What changed during the Putin era?
Although Russia had decent modernization programs in the two-thousands, the first real recapitalization of its military began around 2011. Russia actually spent very heavily on procurement—when we leverage purchasing power parity, which is the right way to compare military expenditures, about a hundred and sixty billion dollars per year in those expenditures and, of that, maybe at least fifty billion dollars went toward procurement modernization. So they had leveraged the past decade to substantially recapitalize the Russian armed forces. They invested in capabilities across the board, from nuclear modernization and Russian aerospace forces to ground forces and the Navy.
What the Russian military has consistently struggled with is production of newer, more modernized equipment. There were some logjams or setbacks, which resulted from the war that they launched with Ukraine in 2014. Ukraine was actually a significant producer of components for Russia’s defense industry, and so the two countries went through a very messy divorce in terms of their military-industrial complexes. The war with Ukraine set some of Russia’s ambitious procurement goals back by quite a number of years. Ukraine produced everything from gas turbines for Russian ships to helicopter engines and the like. Western sanctions also hurt, particularly technological sanctions.
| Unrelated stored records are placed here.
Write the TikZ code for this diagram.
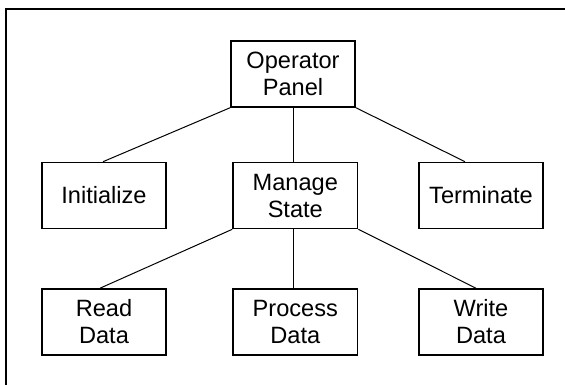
\documentclass[tikz,border=0pt]{standalone}
\usepackage{fontspec}
\setmainfont{Liberation Sans}
\usetikzlibrary{calc, positioning}

\begin{document}
\begin{tikzpicture}[x=1pt, y=-1pt,
    box/.style={draw, line width=1.6pt, minimum width=124.5pt, minimum height=66pt,
        inner sep=0pt, align=center, font=\fontsize{23.6}{27}\selectfont},
    link/.style={black, line width=1pt}]
    % 1. Page frame (only the top and left sides are seen)
    \useasboundingbox (0,0) rectangle (565,384);
    \clip (0,0) rectangle (565,384);
    \draw[line width=2pt] (6,400) -- (6,9) -- (580,9);

    % 2. Boxes, top row
    \node[box] (op) at (293,74) {Operator\\Panel};

    % Middle row
    \node[box] (init) at (104,195.5) {Initialize};
    \node[box] (ms) at (295.3,195.5) {Manage\\State};
    \node[box] (term) at (481,195.5) {Terminate};

    % Bottom row
    \node[box] (read) at (104,322) {Read\\Data};
    \node[box] (proc) at (295.3,322) {Process\\Data};
    \node[box] (write) at (481,322) {Write\\Data};

    % 3. Connectors from Operator Panel
    \draw[link] (op.south west) -- ([xshift=-1pt]init.north);
    \draw[link] (op.south) -- (op.south |- ms.north);
    \draw[link] (op.south east) -- ([xshift=-16pt]term.north);

    % Connectors from Manage State
    \draw[link] (ms.south west) -- ([xshift=-4pt]read.north);
    \draw[link] (ms.south -| op.south) -- (proc.north -| op.south);
    \draw[link] (ms.south east) -- ([xshift=-5pt]write.north);

\end{tikzpicture}
\end{document}
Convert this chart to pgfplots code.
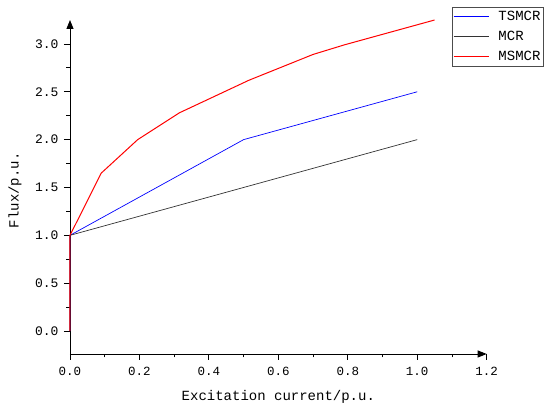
\documentclass[border=0pt]{standalone}
\usepackage{fontspec}
\setmainfont{Liberation Mono}
\usepackage{pgfplots}
\pgfplotsset{compat=1.18}
\usetikzlibrary{arrows.meta}
\begin{document}
\begin{tikzpicture}
\path[use as bounding box] (-70pt,-55pt) rectangle (480pt,354pt);
\begin{axis}[
  at={(0pt,0pt)}, anchor=south west,
  scale only axis, width=416.7pt, height=334pt,
  xmin=0, xmax=1.2, ymin=-0.24, ymax=3.25,
  axis lines=left,
  axis line style={line width=0.9pt, -{Triangle[length=9pt,width=7pt]}},
  xtick={0,0.2,0.4,0.6,0.8,1.0,1.2}, minor x tick num=1,
  ytick={0,0.5,1.0,1.5,2.0,2.5,3.0}, minor y tick num=1,
  tick align=outside, major tick length=6pt, minor tick length=3.5pt,
  tick style={black, line width=0.8pt},
  /pgf/number format/assume math mode=true,
  /pgf/number format/.cd, fixed, fixed zerofill, precision=1, /pgfplots/.cd,
  xticklabel style={font=\fontsize{12.5}{12.5}\selectfont, yshift=-4pt},
  yticklabel style={font=\fontsize{13}{13}\selectfont, xshift=-2pt},
  xlabel={Excitation current/p.u.}, ylabel={Flux/p.u.},
  label style={font=\fontsize{14}{14}\selectfont},
  xlabel style={at={(axis description cs:0.5,-0.1287)}, anchor=center},
  ylabel style={at={(axis description cs:-0.132,0.49)}, anchor=center},
  clip=false,
  legend cell align=left,
  legend style={at={(axis description cs:0.9167,1.039)}, anchor=north west,
    draw=black!70, line width=0.6pt, font=\fontsize{14}{14}\selectfont,
    inner xsep=1pt, inner ysep=1.5pt, row sep=4pt,
    nodes={inner sep=1.5pt, text height=10pt, text depth=3pt},
    /tikz/every odd column/.append style={column sep=8pt}},
  legend image code/.code={\draw[#1, line width=0.7pt] (0pt,0pt) -- (35pt,0pt);},
]
\addplot[draw=blue, line width=0.7pt] coordinates {(0,0) (0,1) (0.5,2) (1,2.5)};
\addlegendentry{TSMCR}
\addplot[draw=black!80, line width=0.7pt] coordinates {(0,0) (0,1) (1,2)};
\addlegendentry{MCR}
\addplot[draw=red, line width=1pt] coordinates {(0,0) (0,1) (0.09,1.65) (0.195,2.0) (0.315,2.28) (0.515,2.62) (0.70,2.89) (0.79,2.99) (1.05,3.25)};
\addlegendentry{MSMCR}
\end{axis}
\end{tikzpicture}
\end{document}
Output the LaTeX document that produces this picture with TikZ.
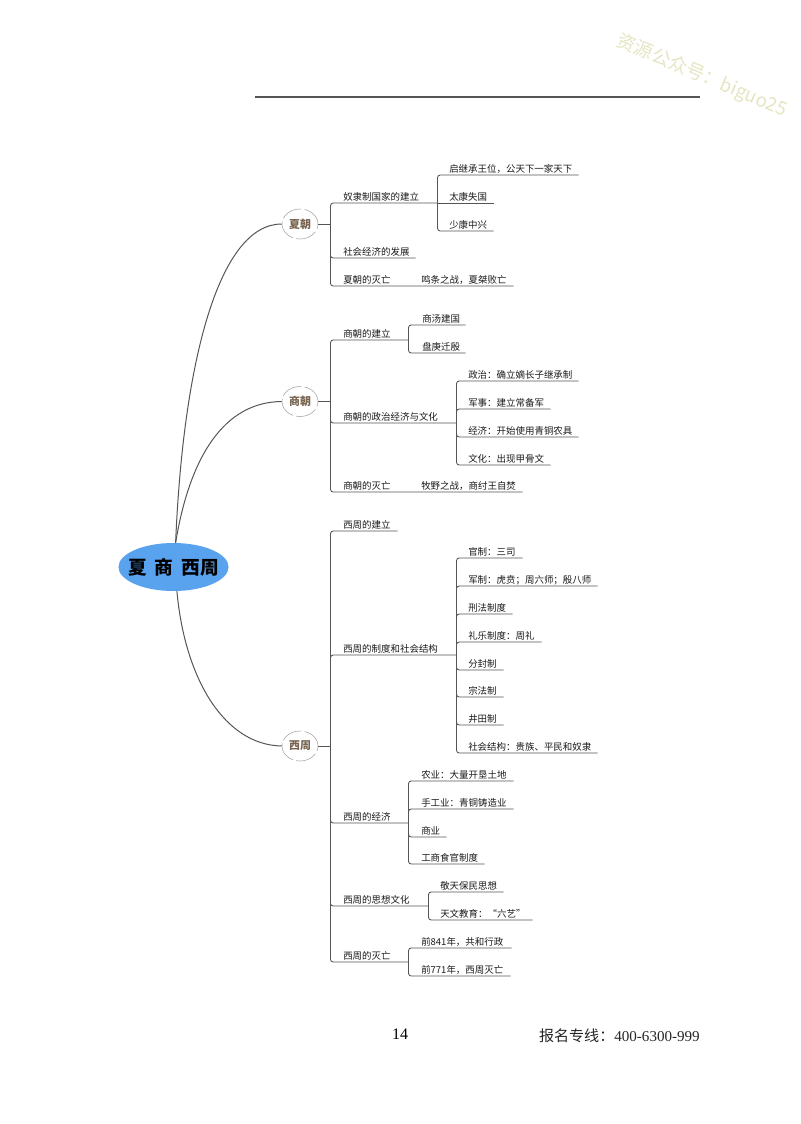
\documentclass[tikz,border=0pt]{standalone}
\usepackage{fontspec}
\setmainfont{Noto Sans CJK SC}
\newfontfamily\digitfont{Liberation Serif}
\usetikzlibrary{shapes.geometric}
\usepackage{color}
\definecolor{Map-blue}{RGB}{88,162,238}
\definecolor{Map-line}{RGB}{85,85,85}
\definecolor{Map-ring}{RGB}{165,160,155}
\definecolor{Map-brown}{RGB}{120,100,80}
\definecolor{Mark-green}{RGB}{229,229,195}
\tikzset{
  root/.style={ellipse, fill=Map-blue, minimum width=110*0.75pt, minimum height=48*0.75pt, inner sep=0pt, inner xsep=-4.8pt, font=\fontsize{14}{16}\selectfont\bfseries},
  era/.style={ellipse, draw=Map-ring, line width=0.4pt, dash pattern=on 16pt off 2.5pt, fill=white, minimum width=36*0.75pt, minimum height=30*0.75pt, inner sep=0pt, text=Map-brown, font=\fontsize{8.2}{9}\selectfont\bfseries},
  leaf/.style={anchor=south west, inner sep=0pt, inner ysep=1pt, text width=#1*0.75pt, text height=7pt, text depth=1pt, text=black!90, font=\fontsize{7.1}{8}\selectfont},
  trunk/.style={draw=Map-line, line width=0.75pt},
  twig/.style={draw=Map-line, line width=0.65pt, rounded corners=2pt}
}

\begin{document}
\begin{tikzpicture}[x=0.75pt, y=-0.75pt]
    \useasboundingbox (0, 0) rectangle (800, 1124);

    \node[root           ] (root)  at (173.5, 567) {夏\hspace{6pt}商\hspace{6pt}西周};
    \node[era            ] (xia)   at (300, 224) {夏朝};
    \node[era            ] (shang) at (300, 401.5) {商朝};
    \node[era            ] (zhou)  at (300, 746) {西周};
    \coordinate (xiabus)   at (330.5, 224);
    \coordinate (shangbus) at (330.5, 401.5);
    \coordinate (zhoubus)  at (330.5, 746);

    \node[leaf= 94] (xiaA)    at (343, 203) {奴隶制国家的建立};
    \node[leaf=129] (xiaAa)   at (449, 175) {启继承王位，公天下一家天下};
    \node[leaf= 44] (xiaAb)   at (449, 203) {太康失国};
    \node[leaf= 44] (xiaAc)   at (449, 231) {少康中兴};
    \node[leaf= 72] (xiaB)    at (343, 258) {社会经济的发展};
    \node[leaf= 65] (xiaC)    at (343, 286) {夏朝的灭亡};
    \node[leaf= 92] (xiaCa)   at (421, 286) {鸣条之战，夏桀败亡};

    \node[leaf= 65] (shangA)  at (343, 340) {商朝的建立};
    \node[leaf= 43] (shangAa) at (422, 325) {商汤建国};
    \node[leaf= 43] (shangAb) at (422, 353) {盘庚迁殷};
    \node[leaf=113] (shangB)  at (343, 423) {商朝的政治经济与文化};
    \node[leaf=110] (shangBa) at (468, 381) {政治：确立嫡长子继承制};
    \node[leaf= 82] (shangBb) at (468, 409) {军事：建立常备军};
    \node[leaf=110] (shangBc) at (468, 437) {经济：开始使用青铜农具};
    \node[leaf= 82] (shangBd) at (468, 465) {文化：出现甲骨文};
    \node[leaf= 65] (shangC)  at (343, 492) {商朝的灭亡};
    \node[leaf=101] (shangCa) at (421, 492) {牧野之战，商纣王自焚};

    \node[leaf= 54] (zhouA)   at (343, 531) {西周的建立};
    \node[leaf=113] (zhouB)   at (343, 655) {西周的制度和社会结构};
    \node[leaf= 54] (zhouBa)  at (468, 558) {官制：三司};
    \node[leaf=129] (zhouBb)  at (468, 586) {军制：虎贲；周六师；殷八师};
    \node[leaf= 44] (zhouBc)  at (468, 614) {刑法制度};
    \node[leaf= 73] (zhouBd)  at (468, 642) {礼乐制度：周礼};
    \node[leaf= 35] (zhouBe)  at (468, 670) {分封制};
    \node[leaf= 35] (zhouBf)  at (468, 697) {宗法制};
    \node[leaf= 35] (zhouBg)  at (468, 725) {井田制};
    \node[leaf=129] (zhouBh)  at (468, 753) {社会结构：贵族、平民和奴隶};
    \node[leaf= 65] (zhouC)   at (343, 823) {西周的经济};
    \node[leaf= 92] (zhouCa)  at (421, 781) {农业：大量开垦土地};
    \node[leaf= 92] (zhouCb)  at (421, 809) {手工业：青铜铸造业};
    \node[leaf= 25] (zhouCc)  at (421, 837) {商业};
    \node[leaf= 63] (zhouCd)  at (421, 864) {工商食官制度};
    \node[leaf= 85] (zhouD)   at (343, 906) {西周的思想文化};
    \node[leaf= 63] (zhouDa)  at (440, 892) {敬天保民思想};
    \node[leaf= 92] (zhouDb)  at (440, 920) {天文教育：“六艺”};
    \node[leaf= 65] (zhouE)   at (343, 962) {西周的灭亡};
    \node[leaf= 90] (zhouEa)  at (421, 948) {前841年，共和行政};
    \node[leaf= 89] (zhouEb)  at (421, 976) {前771年，西周灭亡};

    \draw[trunk] (root.85) .. controls (183, 365) and (218, 224) .. (xia.west);
    \draw[trunk] (root.85) .. controls (190, 455) and (225, 402) .. (shang.west);
    \draw[trunk] (root.-82) .. controls (185, 680) and (225, 745) .. (zhou.west);
    \draw[trunk] (xia)   -- (xiabus);
    \draw[trunk] (shang) -- (shangbus);
    \draw[trunk] (zhou)  -- (zhoubus);

    \draw[twig] (xiabus) |- (xiaA.south east);
    \draw[twig] (xiabus) |- (xiaB.south east);
    \draw[twig] (xiabus) |- (xiaC.south east) -- (xiaCa.south east);
    \draw[twig] (xiaA.south east) |- (xiaAa.south east);
    \draw[twig] (xiaA.south east) -- (xiaAb.south east);
    \draw[twig] (xiaA.south east) |- (xiaAc.south east);

    \draw[twig] (shangbus) |- (shangA.south east);
    \draw[twig] (shangbus) |- (shangB.south east);
    \draw[twig] (shangbus) |- (shangC.south east) -- (shangCa.south east);
    \draw[twig] (shangA.south east) |- (shangAa.south east);
    \draw[twig] (shangA.south east) |- (shangAb.south east);
    \draw[twig] (shangB.south east) |- (shangBa.south east);
    \draw[twig] (shangB.south east) |- (shangBb.south east);
    \draw[twig] (shangB.south east) |- (shangBc.south east);
    \draw[twig] (shangB.south east) |- (shangBd.south east);

    \draw[twig] (zhoubus) |- (zhouA.south east);
    \draw[twig] (zhoubus) |- (zhouB.south east);
    \draw[twig] (zhoubus) |- (zhouC.south east);
    \draw[twig] (zhoubus) |- (zhouD.south east);
    \draw[twig] (zhoubus) |- (zhouE.south east);
    \foreach \n in {a,b,c,d,e,f,g,h} \draw[twig] (zhouB.south east) |- (zhouB\n.south east);
    \foreach \n in {a,b,c,d} \draw[twig] (zhouC.south east) |- (zhouC\n.south east);
    \foreach \n in {a,b} \draw[twig] (zhouD.south east) |- (zhouD\n.south east);
    \foreach \n in {a,b} \draw[twig] (zhouE.south east) |- (zhouE\n.south east);

    \coordinate (ruleL) at (255, 97);
    \coordinate (ruleR) at (700, 97);
    \draw[draw=Map-line, line width=0.9pt] (ruleL) -- (ruleR);

    \node[text=Mark-green, rotate=-23, inner sep=0pt, font=\fontsize{14}{16}\selectfont] (mark) at (702, 76) {资源公众号：biguo25};
    \node[inner sep=0pt, font=\digitfont\fontsize{12}{14}\selectfont] (page) at (400, 1034) {14};
    \node[inner sep=0pt, anchor=east, text=black!85, font=\fontsize{11.3}{14}\selectfont] (phone) at (700, 1036) {报名专线：{\digitfont 400-6300-999}};
  \end{tikzpicture}
\end{document}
After all these reforms, what about the way the past two and a half weeks have gone has most surprised you?
The most surprising part, of course, was the campaign itself, because those of us looking at this expected that the Russian military was going to conduct a combined-arms offensive, that there would be an initial air campaign, and that they would heavily leverage some of the capabilities they had, such as electronic warfare. We saw very little of that, and there’s a clear reason why.
The political leadership had imposed the framework, and the crux of it was that they believed the Russian military could, in a matter of days, achieve a regime change in Ukraine—that there wouldn’t be a significant amount of fighting and resistance, that they wouldn’t have to conduct a protracted war, that they could rapidly build up forces and introduce them into the Ukrainian capital of Kyiv.
I always tell people that military defense analysts focus on capabilities, but military strategy and the operational concepts really matter. It’s the force employment that really matters. The initial Russian campaign represents completely irrational force employment and, in many cases, frankly, nonemployment. A host of capabilities sat on the sidelines. We started off talking about the missing case of the Russian Air Force, right? Where were they? And a host of other capabilities that simply weren’t being introduced until about a week into the war. The reasons for that are clear. First, they didn’t actually organize and prepare for war with Ukraine. They initially had sent troops to seize key roads and junction towns to isolate sectors, not expecting resistance. They lied to the troops about the fact that they were sending them to war and about the nature of the war. They didn’t psychologically or materially prepare them for a conflict with a pretty significant conventional force. They were deeply optimistic about their ability to quickly get into the capital and force Zelensky to either flee or surrender.